前巻まで狂気の深みにはまって暴走が懸念された主人公が、娘の失踪から信念を揺り起こされ、ヒロイック路線に戻って一安心。
妻子を村から逃がすと決断し、「あんたも一緒にいこうよ」と説得する妻へ言い放ったセリフがぐっとくる。
それに返す妻のセリフもいい。
そして敵の本拠地で、一族総出のおもてなしを受けるのだが……
敵も一枚岩じゃなく、儀式に疑念が芽生える者など、分裂の兆しがさし始めて今後の展開が気になる。
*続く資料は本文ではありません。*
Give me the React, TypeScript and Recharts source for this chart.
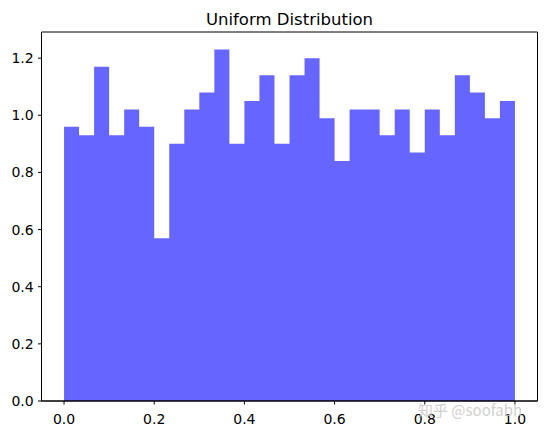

狙撃の天才でもある末子が味方になってくれれば心強いのだが、意味深MAXの神主が敵か味方がいまだにわからないのが不安要素。
前作「鳥葬のバベル」は打ち切りっぽく、駆け足で四巻完結したのだが、本作も次巻か次々巻で終わりそうな気配。下手にずるずる引き延ばしてもダレるし、物語のテンションを維持したまま幕を締めるならそれ位の配分がちょうどいい。
この作者の特徴として物語のキーパーソンになる幼女を無垢でいたいけな存在に描いて、「守るべき弱者」の側面を強調するのだが、娘のましろはやはり幼すぎる。9歳といえば小3、その年齢でアレを拾ってあの反応は解せない。
娘視点での描写がないので、現在の彼女が母親や父親に対しどう思っているかは想像するほかないが、父と娘の溝の修復が裏テーマならそこをもう少し掘り下げてほしい。
「食われるためだけに生まれてくる子ども」というショッキングな事実、鬼畜すぎる村の実態に単独で挑む主人公の死闘から目が離せない。